The 66-year-old remembers almost every detail about that eight-day journey, which she called "a great adventure", including the Chinese phrases she learned, the food she ate and the places she toured.

"Everything was impressive… but if I had to pick one thing, it would be going to the Great Hall of the People and meeting Premier Zhou Enlai, because that was a great honor," said Hoarfrost.

"It was maybe the most influential thing that our team did during that trip," she said.

In April 1971, at the invitation of its Chinese counterpart, the US table tennis team made a historic trip to China, becoming the very first US group to visit the country since the founding of the People's Republic of China in 1949.

The exchange of table tennis players between the United States and China in the early 1970s was seen as a key turning point in relations between the two nations.

Hoarfrost, who was 15 years old at the time, was the youngest of that 15-member delegation.

Even 50 years later, she was still animated about how she won three of the four matches during that tour.

"This was against extremely good Chinese players. So it was because of 'friendship first, competition second' … I think they were trying to make us feel welcomed," said Hoarfrost.

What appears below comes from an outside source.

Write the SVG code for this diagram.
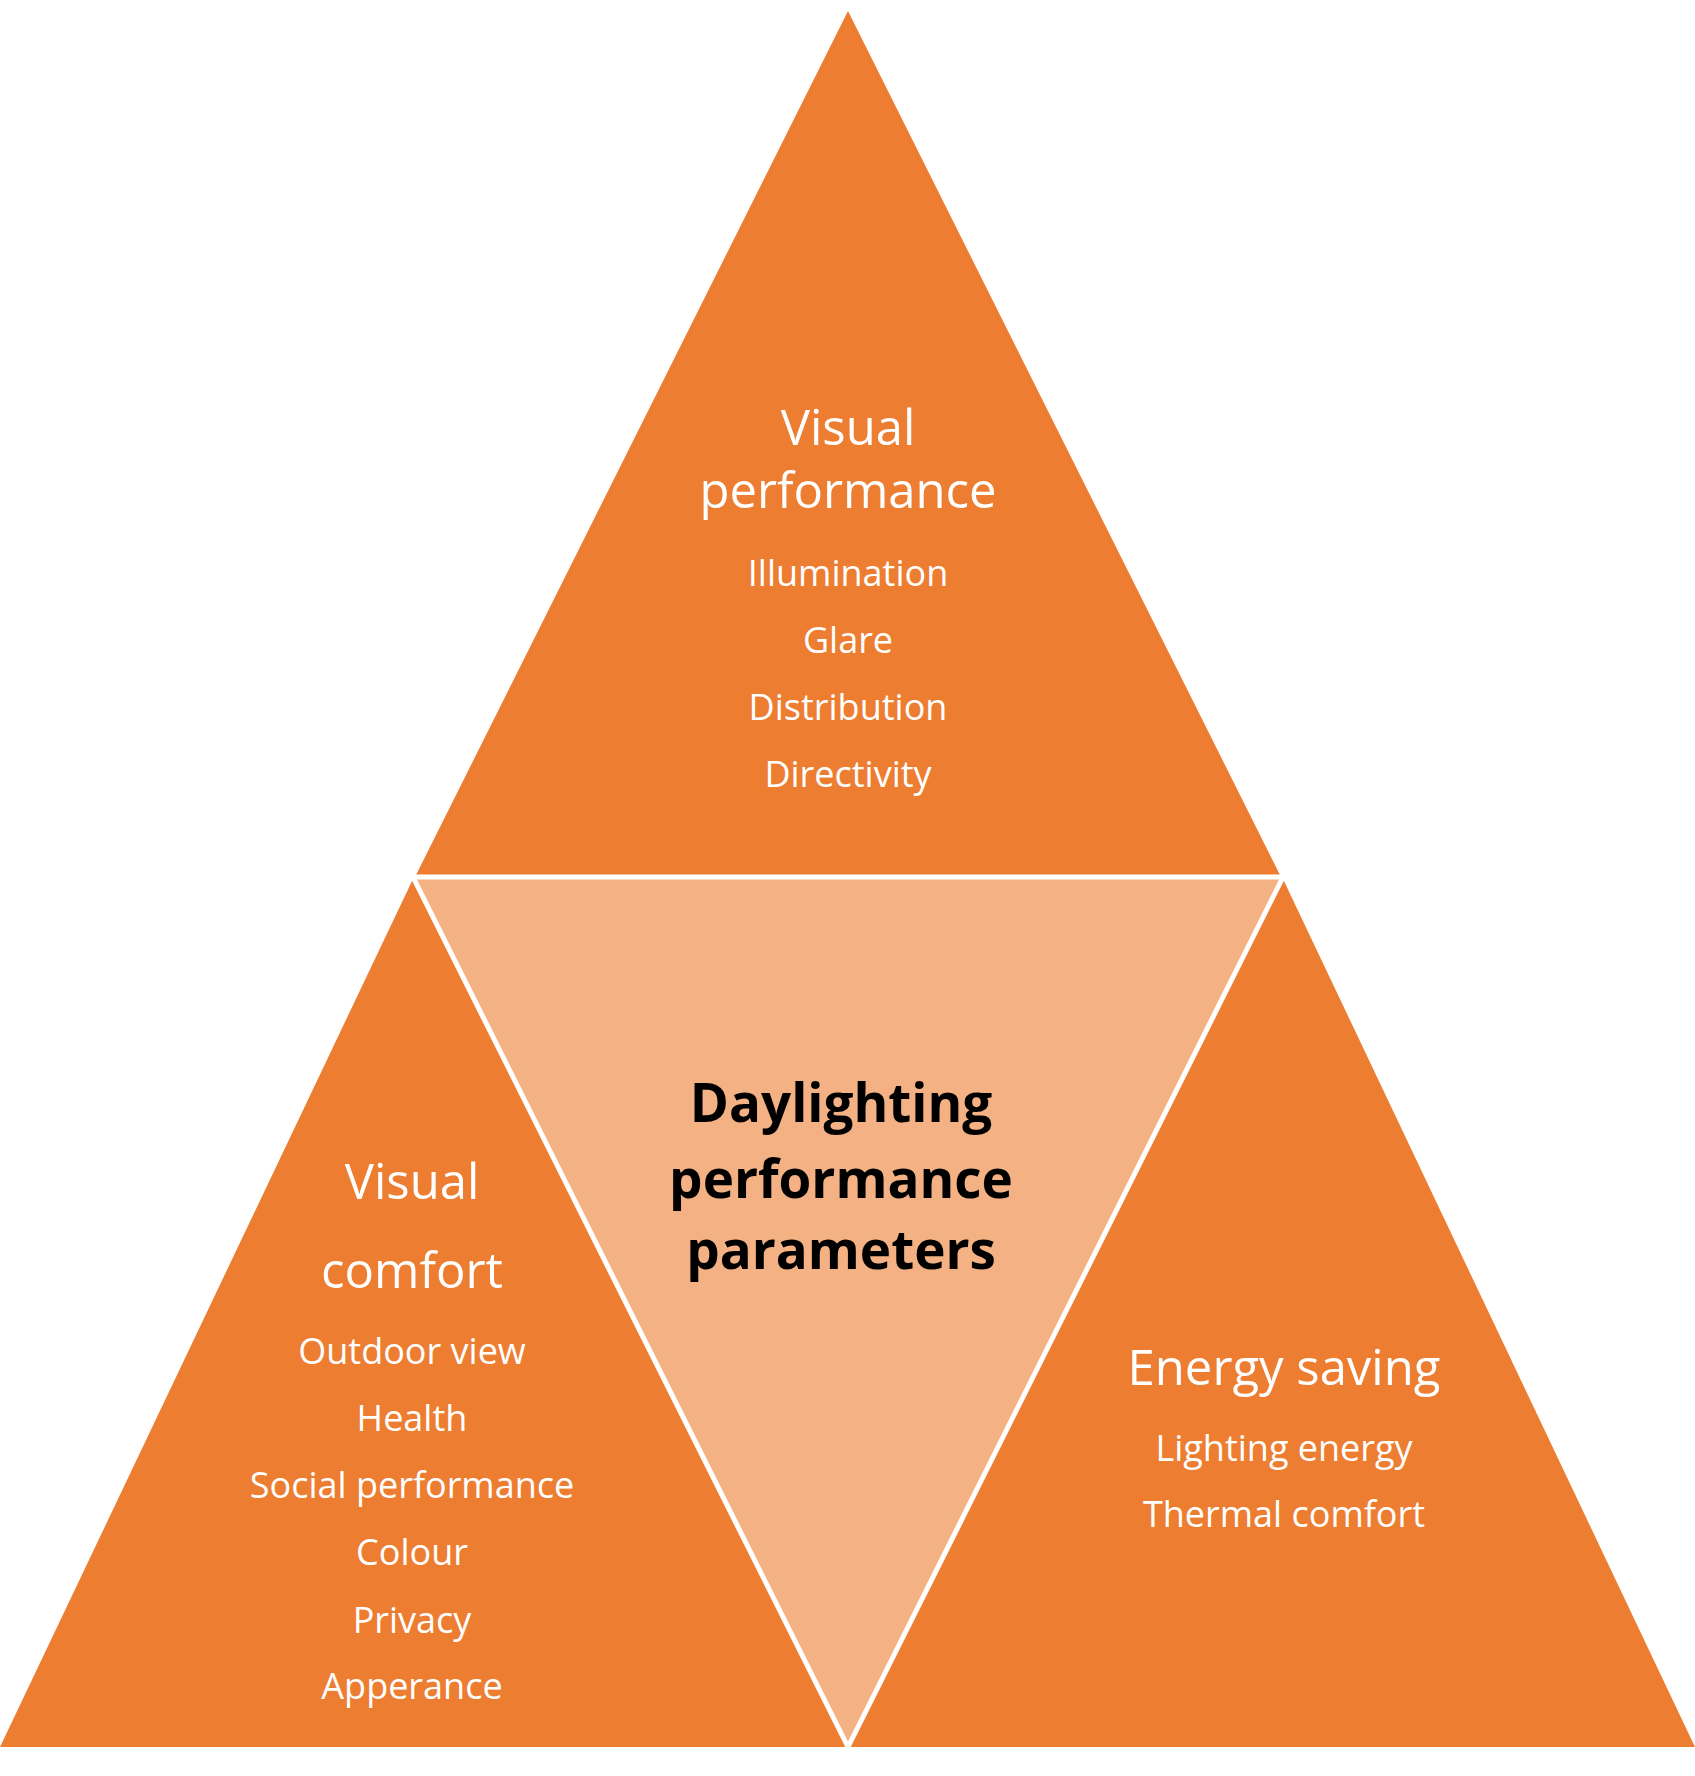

The veteran US "Ping-Pong diplomat" said the visit to China in 1971 was eye-opening, providing her a chance to experience the country and meet the Chinese people.

"China was a huge mystery, and we did not learn about what was going on (there) in school," said Hoarfrost.

Noting that being part of the mission in 1971 was "wonderful" for her life, Hoarfrost said the experience inspired her to establish a career in the sport of table tennis.

"It really made me have a thirst for more travel, and had made me have a thirst to play more table tennis and seeing the top-level players," said the former ping-pong player.

In 2016, Hoarfrost led her team to open a full-time table tennis club in order to make the sport more accessible to people. She hopes that players at her club would have more opportunities to visit China and play with top paddlers there.

Hoarfrost has been to China eight times, with several trips related to celebrating the anniversaries of Ping-Pong Diplomacy.

"It's incredible that people are still interested in the Ping-Pong Diplomacy," she said, adding "it's even more critical that we need to carry the torch to the next generation."

The most important legacy of the diplomacy "is the power that a sport like table tennis can play in bringing people together", and the power of people-to-people exchange in breaking down barriers and creating bridges to understanding, said Hoarfrost.

"The next generation are our Ping-Pong diplomats. We need to teach them well so that they get along, and they can solve problems together," she said. She is hopeful that the table tennis communities in the United States and China could further collaborate to enhance mutual understanding and benefit the broader bilateral relationship.

Hoarfrost said she is amazed by the "many changes that have taken place in China" since 1971. She said the United States and China "have a mutual coexistence" despite their differences.

"When we need each other, and we rely on each other, then there's more incentive to work together to solve problems," Hoarfrost said.